И вот тогда же, к концу пятидесятых, когда на эстраде появились новые имена и уже начала поблескивать звездочка Кристалинской, песня начала понемногу принимать «лица необщее выраженье». Интимно-негромкая оставалась во владении Шульженко и Бернеса. О стилягах же постепенно начинали забывать, пресса молчала и вспомнила о них в конце Московского фестиваля, назвав вдруг талантливый оркестр и его дирижера «музыкальными стилягами». Это сегодня пресса может спорить с властями, что считается чуть ли не главным достижением постперестроечной демократии, а тогда она обязана была держать «нос по ветру».

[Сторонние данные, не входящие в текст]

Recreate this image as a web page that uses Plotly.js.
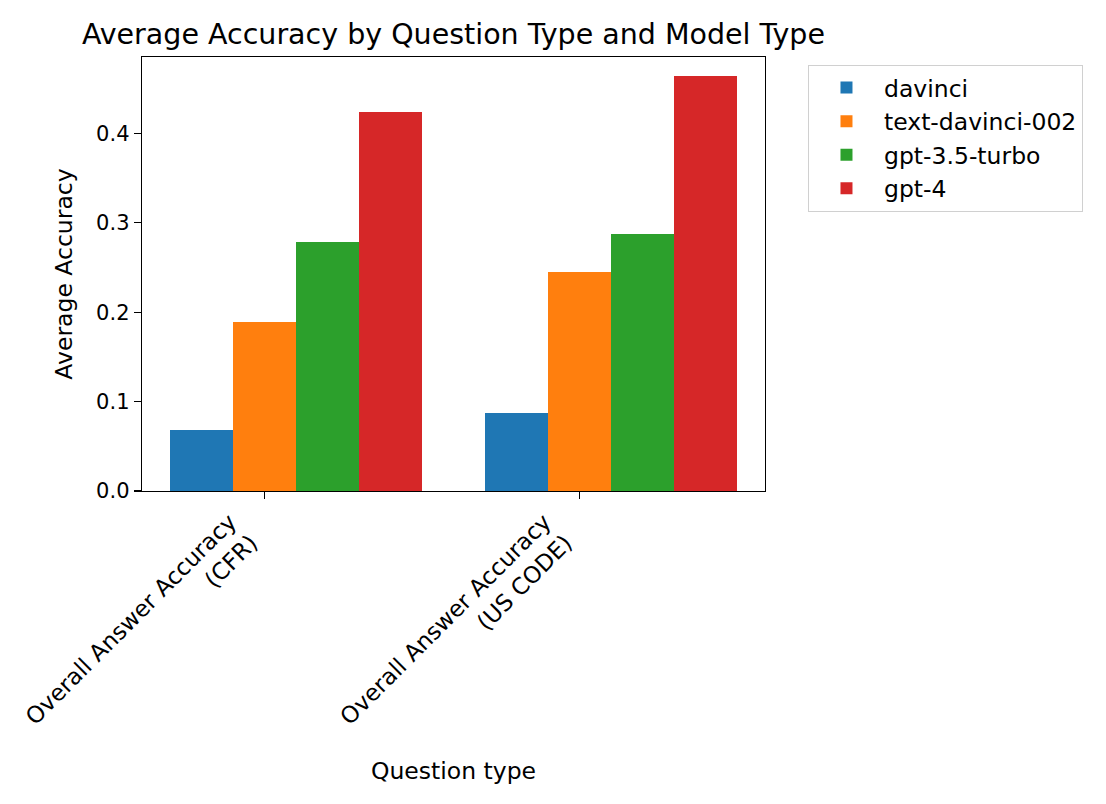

И все же стиляг уже не было. И главная их серьезная пес на — «Венгерское танго» — стала растворяться в других песнях. Возможно, я не прав, но некоторое сходство с «Венгерским танго» мне видится в некогда боготворимой слушателями песне «Мне бесконечно жаль», которую пел только один певец — Иван Шмелев.

Мне бесконечно жаль

Моих несбывшихся мечтаний,

И только боль воспоминаний

Гнетет меня.

Хотел я счастья с тобой найти,

Но, очевидно, нам не по пути…

Что-то общее есть в этих двух песнях. Автором «Мне бесконечно жаль» был Александр Цфасман, виртуоз-пианист, композитор, крупнейший наш джазмен (слово «советский» употреблять не хочется, уж слишком явно джаз в СССР выступал в роли вечно гонимого странника). В этих двух песнях джазовое сопровождение играет не последнюю роль, да и стилистика текстов очень близка.

Воздадим должное стилягам. И помянем их сегодня добрым словом.

Вот приблизительно о чем мы говорили с Юрием Николаевичем Безелянским, моим старым другом и коллегой-болельщиком, сидя на пустой трибуне стадиона «Динамо» под занавес дня, который заканчивался футбольным матчем. Уходить не хотелось.